* start *
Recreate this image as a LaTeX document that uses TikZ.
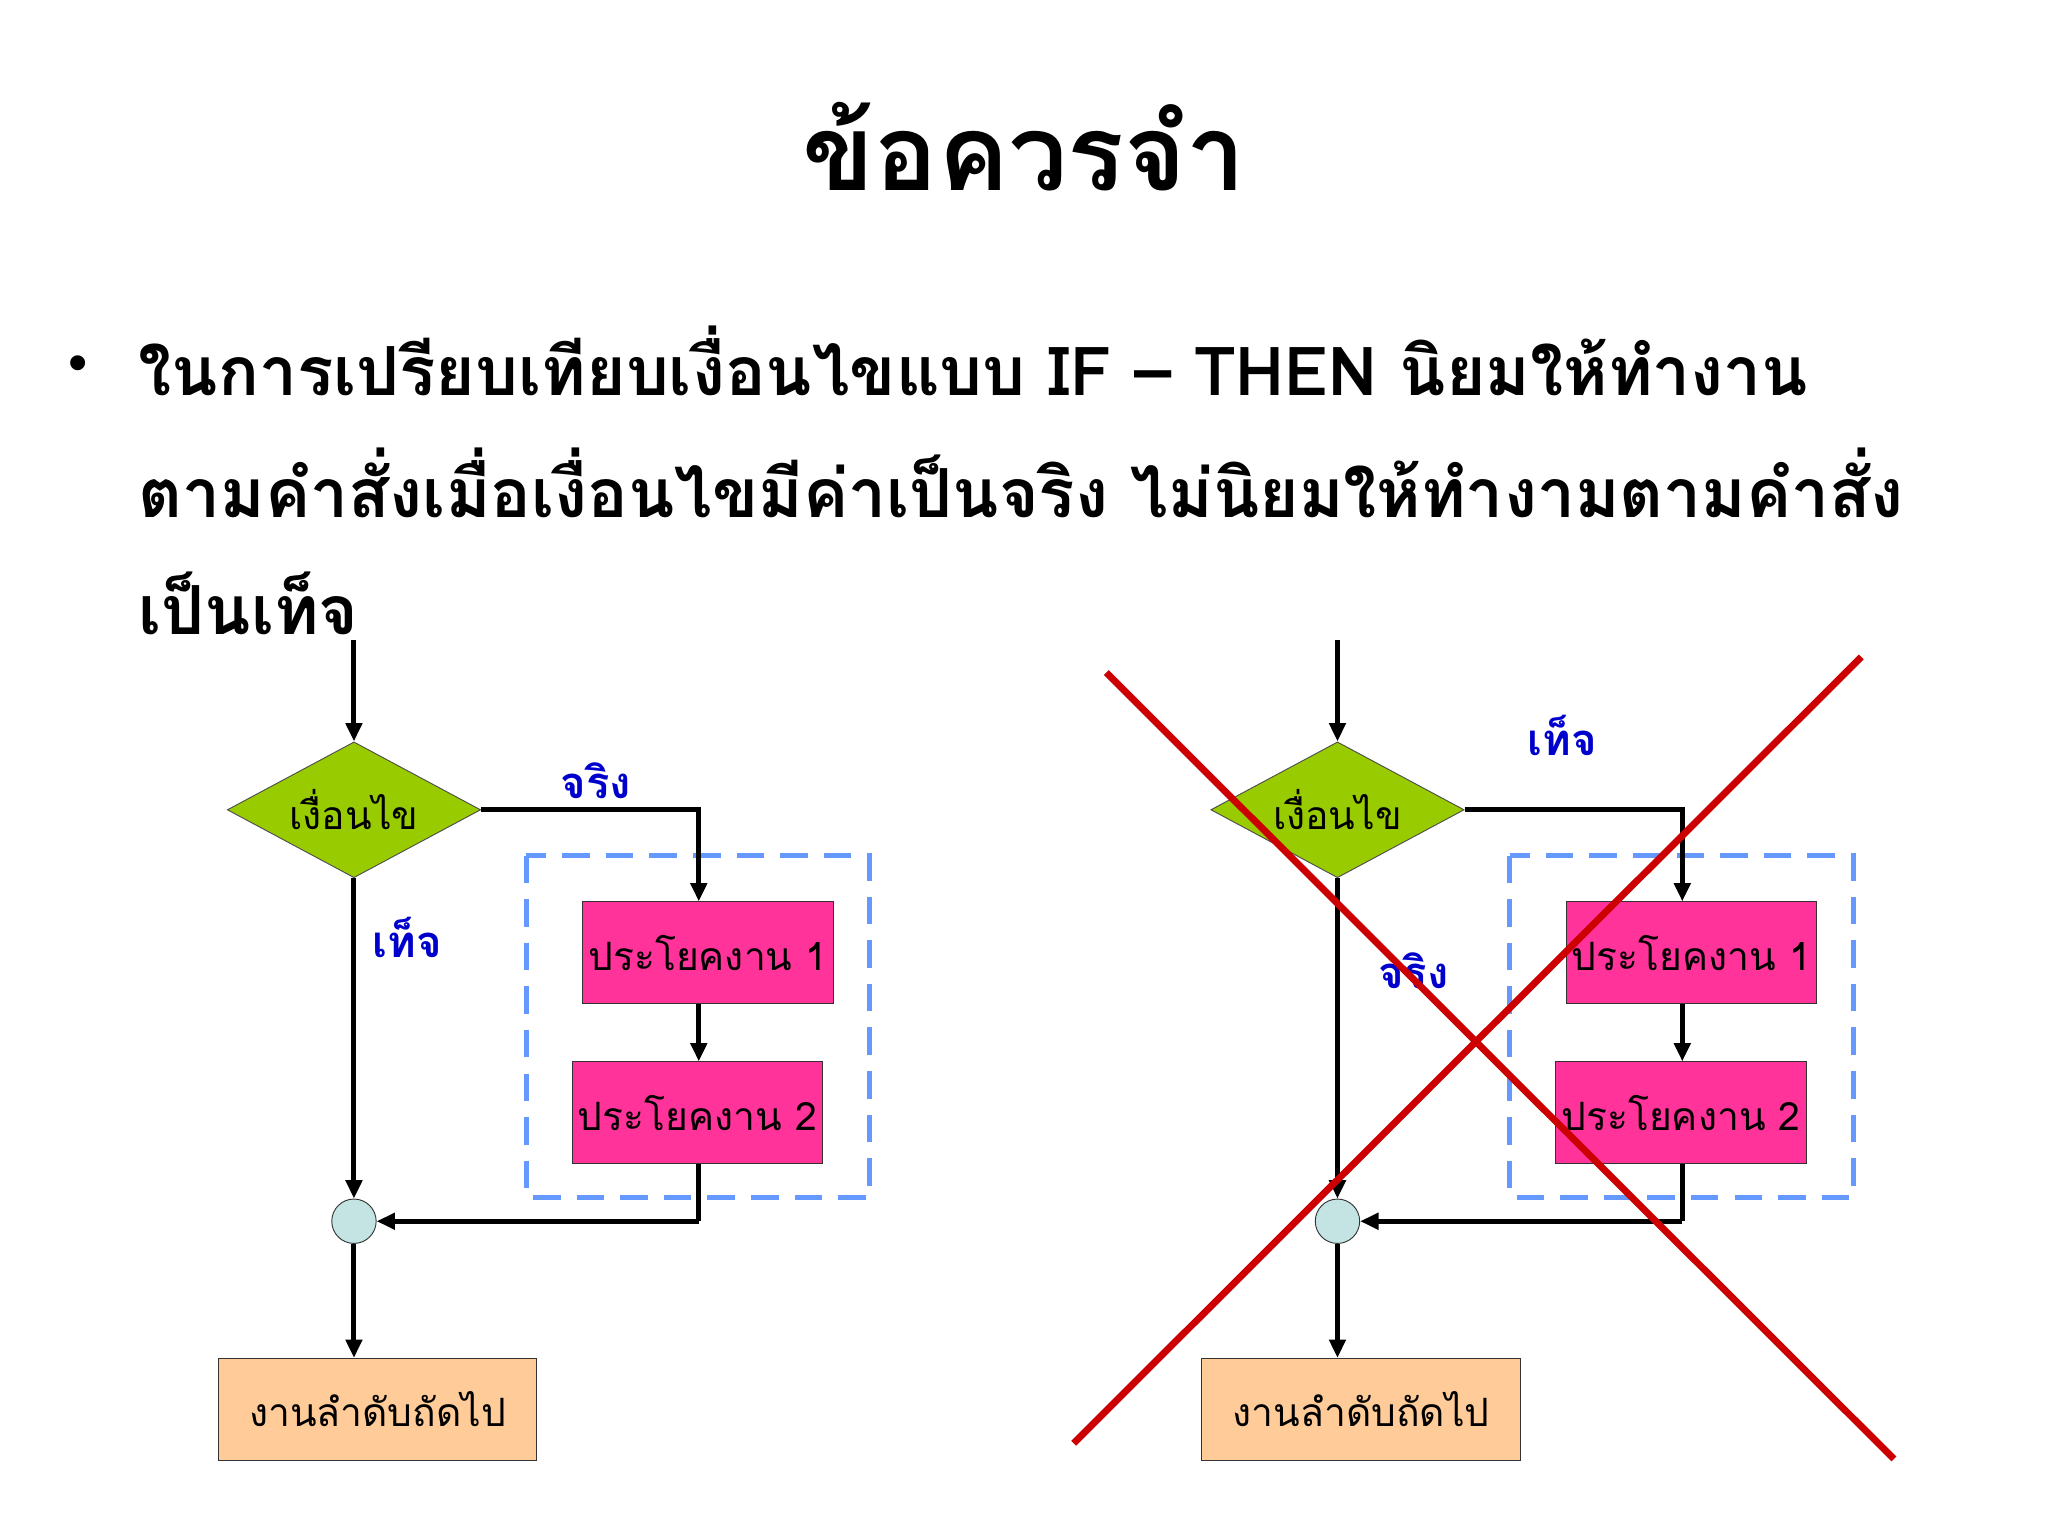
\documentclass[tikz,border=0pt]{standalone}
\usepackage{fontspec}
\setmainfont{Liberation Sans}
\newfontfamily\thai[Script=Thai]{Loma}
\usetikzlibrary{shapes.geometric,arrows.meta}
\definecolor{dgreen}{HTML}{99CC00}
\definecolor{mag}{HTML}{FF3399}
\definecolor{peach}{HTML}{FFCC99}
\definecolor{jc}{HTML}{C4E4E4}
\definecolor{dash}{HTML}{6699FF}
\begin{document}
\begin{tikzpicture}[x=0.02cm,y=-0.02cm,
 ln/.style={line width=2.2pt,-{Triangle[length=8pt,width=7pt]}},
 pl/.style={line width=2.2pt},
 dec/.style={diamond,draw=black!70,fill=dgreen,minimum width=3.88cm,minimum height=2.08cm,inner sep=0pt,aspect=1.87,font=\thai\fontsize{17}{17}\selectfont},
 work/.style={draw=black!80,fill=mag,minimum height=1.56cm,inner sep=0pt,font=\thai\fontsize{17}{17}\selectfont},
 nextbox/.style={draw=black!80,fill=peach,minimum width=4.88cm,minimum height=1.56cm,inner sep=0pt,font=\thai\fontsize{17}{17}\selectfont},
 joint/.style={circle,draw=black!80,fill=jc,minimum size=0.68cm,inner sep=0pt},
 lab/.style={text=blue!80!black,font=\thai\bfseries\fontsize{19}{19}\selectfont},
 grp/.style={draw=dash,dashed,dash pattern=on 12pt off 7pt,line width=2.2pt}]
\useasboundingbox (0,0) rectangle (1568,1176);
\fill[white] (0,0) rectangle (1568,1176);
\node (title) at (784,112) {\thai\bfseries\fontsize{46}{46}\selectfont ข้อควรจำ};
\node (bul) at (60,282) {\fontsize{24}{24}\selectfont •};
\node[anchor=west] (l1) at (100,276) {\thai\bfseries\fontsize{29.5}{30}\selectfont ในการเปรียบเทียบเงื่อนไขแบบ IF – THEN นิยมให้ทำงาน};
\node[anchor=west] (l2) at (100,370) {\thai\bfseries\fontsize{29.5}{30}\selectfont ตามคำสั่งเมื่อเงื่อนไขมีค่าเป็นจริง ไม่นิยมให้ทำงามตามคำสั่ง};
\node[anchor=west] (l3) at (100,462) {\thai\bfseries\fontsize{29.5}{30}\selectfont เป็นเท็จ};
\foreach \o/\n in {0/L, 753/R}{
 \begin{scope}[xshift=\o*0.02cm]
 \draw[grp] (403,655) rectangle (666,917);
 \coordinate (top\n) at (271,490);
 \node[dec] (d\n) at (271,620) {เงื่อนไข};
 \node[work,minimum width=3.84cm] (a\n) at (542,729.5) {ประโยคงาน 1};
 \node[work,minimum width=3.84cm] (b\n) at (534,852) {ประโยคงาน 2};
 \node[joint] (j\n) at (271,935) {};
 \node[nextbox] (n\n) at (289,1079) {งานลำดับถัดไป};
 \coordinate (c1\n) at (535,620);
 \coordinate (c2\n) at (535,935);
 \draw[ln] (top\n) -- (d\n.north);
 \draw[ln] (d\n.east) -- (c1\n) -- (c1\n |- a\n.north);
 \draw[ln] (c1\n |- a\n.south) -- (c1\n |- b\n.north);
 \draw[pl] (c1\n |- b\n.south) -- (c2\n);
 \draw[ln] (c2\n) -- (j\n.east);
 \draw[ln] (d\n.south) -- (j\n.north);
 \draw[ln] (j\n.south) -- (n\n.north -| j\n);
 \end{scope}
}
\node[lab] (tL) at (456,598) {จริง};
\node[lab] (fL) at (312,718) {เท็จ};
\node[lab] (tR) at (1196,563) {เท็จ};
\node[lab] (fR) at (1082,743) {จริง};
\draw[red!80!black,line width=3pt] (847,515) -- (1450,1117);
\draw[red!80!black,line width=3pt] (1425,503) -- (822,1105);
\end{tikzpicture}
\end{document}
* end *
**OBJECTIVE**
Produce an exact copy of each line of data, skipping embedded images.

**FULL RESPONSE**
Recreate this image as a LaTeX document that uses TikZ.
\documentclass[tikz,border=0pt]{standalone}
\usepackage{fontspec}
\setmainfont{Liberation Sans}
\newfontfamily\thai[Script=Thai]{Loma}
\usetikzlibrary{shapes.geometric,arrows.meta}
\definecolor{dgreen}{HTML}{99CC00}
\definecolor{mag}{HTML}{FF3399}
\definecolor{peach}{HTML}{FFCC99}
\definecolor{jc}{HTML}{C4E4E4}
\definecolor{dash}{HTML}{6699FF}
\begin{document}
\begin{tikzpicture}[x=0.02cm,y=-0.02cm,
 ln/.style={line width=2.2pt,-{Triangle[length=8pt,width=7pt]}},
 pl/.style={line width=2.2pt},
 dec/.style={diamond,draw=black!70,fill=dgreen,minimum width=3.88cm,minimum height=2.08cm,inner sep=0pt,aspect=1.87,font=\thai\fontsize{17}{17}\selectfont},
 work/.style={draw=black!80,fill=mag,minimum height=1.56cm,inner sep=0pt,font=\thai\fontsize{17}{17}\selectfont},
 nextbox/.style={draw=black!80,fill=peach,minimum width=4.88cm,minimum height=1.56cm,inner sep=0pt,font=\thai\fontsize{17}{17}\selectfont},
 joint/.style={circle,draw=black!80,fill=jc,minimum size=0.68cm,inner sep=0pt},
 lab/.style={text=blue!80!black,font=\thai\bfseries\fontsize{19}{19}\selectfont},
 grp/.style={draw=dash,dashed,dash pattern=on 12pt off 7pt,line width=2.2pt}]
\useasboundingbox (0,0) rectangle (1568,1176);
\fill[white] (0,0) rectangle (1568,1176);
\node (title) at (784,112) {\thai\bfseries\fontsize{46}{46}\selectfont ข้อควรจำ};
\node (bul) at (60,282) {\fontsize{24}{24}\selectfont •};
\node[anchor=west] (l1) at (100,276) {\thai\bfseries\fontsize{29.5}{30}\selectfont ในการเปรียบเทียบเงื่อนไขแบบ IF – THEN นิยมให้ทำงาน};
\node[anchor=west] (l2) at (100,370) {\thai\bfseries\fontsize{29.5}{30}\selectfont ตามคำสั่งเมื่อเงื่อนไขมีค่าเป็นจริง ไม่นิยมให้ทำงามตามคำสั่ง};
\node[anchor=west] (l3) at (100,462) {\thai\bfseries\fontsize{29.5}{30}\selectfont เป็นเท็จ};
\foreach \o/\n in {0/L, 753/R}{
 \begin{scope}[xshift=\o*0.02cm]
 \draw[grp] (403,655) rectangle (666,917);
 \coordinate (top\n) at (271,490);
 \node[dec] (d\n) at (271,620) {เงื่อนไข};
 \node[work,minimum width=3.84cm] (a\n) at (542,729.5) {ประโยคงาน 1};
 \node[work,minimum width=3.84cm] (b\n) at (534,852) {ประโยคงาน 2};
 \node[joint] (j\n) at (271,935) {};
 \node[nextbox] (n\n) at (289,1079) {งานลำดับถัดไป};
 \coordinate (c1\n) at (535,620);
 \coordinate (c2\n) at (535,935);
 \draw[ln] (top\n) -- (d\n.north);
 \draw[ln] (d\n.east) -- (c1\n) -- (c1\n |- a\n.north);
 \draw[ln] (c1\n |- a\n.south) -- (c1\n |- b\n.north);
 \draw[pl] (c1\n |- b\n.south) -- (c2\n);
 \draw[ln] (c2\n) -- (j\n.east);
 \draw[ln] (d\n.south) -- (j\n.north);
 \draw[ln] (j\n.south) -- (n\n.north -| j\n);
 \end{scope}
}
\node[lab] (tL) at (456,598) {จริง};
\node[lab] (fL) at (312,718) {เท็จ};
\node[lab] (tR) at (1196,563) {เท็จ};
\node[lab] (fR) at (1082,743) {จริง};
\draw[red!80!black,line width=3pt] (847,515) -- (1450,1117);
\draw[red!80!black,line width=3pt] (1425,503) -- (822,1105);
\end{tikzpicture}
\end{document}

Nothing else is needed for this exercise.